The quiet cost of living in noisy environments
While we've all been on lockdown, things have been, well a lot quieter. There have been fewer cars on the roads, fewer people (except when you go to buy food), and we've been exposed to less noise. While that has led to many of us feeling, bored and frustrated, it's also quietly having a positive effect on our health.
Noise kills ☠️
In the mid-20th century, epidemiologists discovered correlations between high blood pressure and chronic noise sources like highways and airports. Later research seemed to link noise to increased rates of sleep loss, heart disease, and tinnitus. It’s this line of research that hatched the 1960s-era notion of “noise pollution,” a name that implicitly refashions transitory noises as toxic and long-lasting. But what's happening? Why does noise make us feel awful?
Tiny tiny bones 👂
Sound waves vibrate the bones of the ear, which transmit movement to the snail-shaped cochlea. The cochlea converts physical vibrations into electrical signals that the brain receives. The body reacts immediately and powerfully to these signals, even in the middle of deep sleep.

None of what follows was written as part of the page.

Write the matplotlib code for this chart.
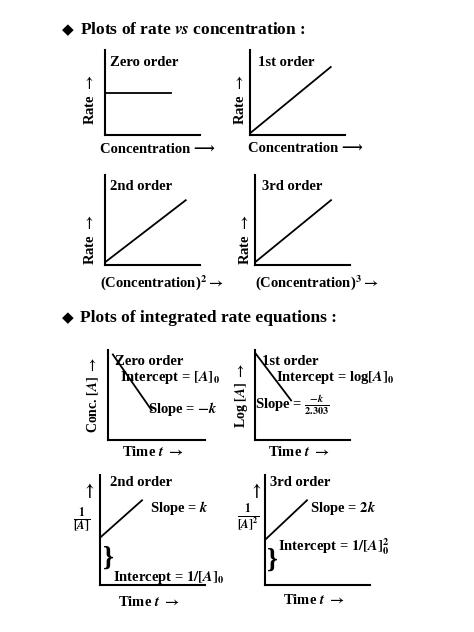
import matplotlib
matplotlib.use("Agg")
import matplotlib.pyplot as plt

plt.rcParams['font.family'] = ['Liberation Serif', 'DejaVu Serif', 'DejaVu Sans']
plt.rcParams['font.weight'] = 'bold'
plt.rcParams['mathtext.fontset'] = 'stix'

W, H = 474, 632
boxes = [(105, 50, 200, 135), (250, 50, 345, 135),
         (105, 175, 200, 265), (255, 175, 350, 265),
         (108, 350, 205, 440), (255, 350, 350, 440),
         (100, 475, 205, 585), (265, 475, 370, 585)]
line_x = [[0, 0.7], [0, 0.85], [0, 0.85], [0, 0.8],
          [0.05, 0.45], [0.0, 0.38], [0.0, 0.4], [0.0, 0.4]]
line_y = [[0.5, 0.5], [0.02, 0.8], [0.03, 0.72], [0.03, 0.72],
          [0.95, 0.33], [0.97, 0.44], [0.43, 0.77], [0.41, 0.77]]
titles = ["Zero order", "1st order", "2nd order", "3rd order",
          "Zero order", "1st order", "2nd order", "3rd order"]

fig = plt.figure(figsize=(W/100, H/100), dpi=100)
fig.patch.set_facecolor('white')

def fx(x): return x / W
def fy(y): return 1 - y / H

for (l, t, r, b), xs, ys in zip(boxes, line_x, line_y):
    ax = fig.add_axes([fx(l), fy(b), (r-l)/W, (b-t)/H])
    ax.set_xlim(0, 1); ax.set_ylim(0, 1)
    ax.plot(xs, ys, color='black', lw=1.3)
    for s in ['top', 'right']:
        ax.spines[s].set_visible(False)
    for s in ['left', 'bottom']:
        ax.spines[s].set_linewidth(1.5)
    ax.set_xticks([]); ax.set_yticks([])
    ax.patch.set_alpha(0)

def T(x, y, s, size=11, **kw):
    fig.text(fx(x), fy(y), s, fontsize=size, fontweight='bold', va='center', **kw)

AR = "$\\rightarrow$"
AR2 = "$\\rightarrow\\!\\!\\!\\rightarrow$"
T(62, 30, "◆", 11, family='DejaVu Sans')
T(80, 30, "Plots of rate $\\mathbf{\\it{vs}}$ concentration :", 12.5)
T(62, 318, "◆", 11, family='DejaVu Sans')
T(80, 318, "Plots of integrated rate equations :", 12.5)

title_pos = [(110, 62), (258, 62), (110, 187), (262, 187),
             (115, 361), (262, 361), (110, 482), (270, 482)]
for (x, y), s in zip(title_pos, titles):
    T(x, y, s, 10.5)

for x, y in [(90, 100), (240, 100), (90, 240), (245, 240)]:
    T(x, y, "Rate " + AR, 10.5, rotation=90, ha='center')
T(100, 150, "Concentration ⟶", 10.5)
T(248, 148, "Concentration ⟶", 10.5)
T(100, 283, "(Concentration)$^2$" + AR, 10.5)
T(255, 283, "(Concentration)$^3$" + AR, 10.5)

T(120, 378, "Intercept = $[A]_0$", 10.5)
T(148, 409, "Slope = $-k$", 10.5)
T(93, 395, "Conc. $[A]$ " + AR, 10, rotation=90, ha='center')
T(122, 452, "Time $t$ " + AR, 10.5)
T(276, 378, "Intercept = log$[A]_0$", 10.5)
T(255, 405, "Slope = $\\frac{-k}{2.303}$", 10.5)
T(242, 395, "Log $[A]$ " + AR, 10, rotation=90, ha='center')
T(268, 452, "Time $t$ " + AR, 10.5)

T(150, 508, "Slope = $k$", 10.5)
T(113, 577, "Intercept = $1/[A]_0$", 10.5)
T(82, 520, "$\\frac{1}{[A]}$", 12, ha='center')
T(88, 490, "$\\uparrow$", 12, ha='center')
T(103, 558, "}", 20)
T(118, 602, "Time $t$ " + AR, 10.5)

T(310, 508, "Slope = $2k$", 10.5)
T(278, 547, "Intercept = $1/[A]_0^2$", 10.5)
T(248, 518, "$\\frac{1}{[A]^2}$", 12, ha='center')
T(255, 490, "$\\uparrow$", 12, ha='center')
T(267, 560, "}", 20)
T(283, 600, "Time $t$ " + AR, 10.5)

fig.savefig("out.png", dpi=100)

Neurophysiological research suggests that noises first activate the amygdala parts of the brain associated with memory and emotion. The activation prompts an immediate release of stress hormones like cortisol, which is why people who live in consistently loud environments often experience chronically elevated stress levels.
White noise 🚧
Just as the whooshing of a hundred individual cars accumulates into an irritating wall of background noise, the physical effects of noise add up. In 2011, the World Health Organization tried to quantify its health burden in Europe.
It concluded that the 340 million residents of western Europe—roughly the same population as that of the United States—annually lost a million years of healthy life because of noise. It even argued that 3,000 heart disease deaths were, at their root, the result of excessive noise.
So let's not be too hasty in asking for all that noise to come back, shall we?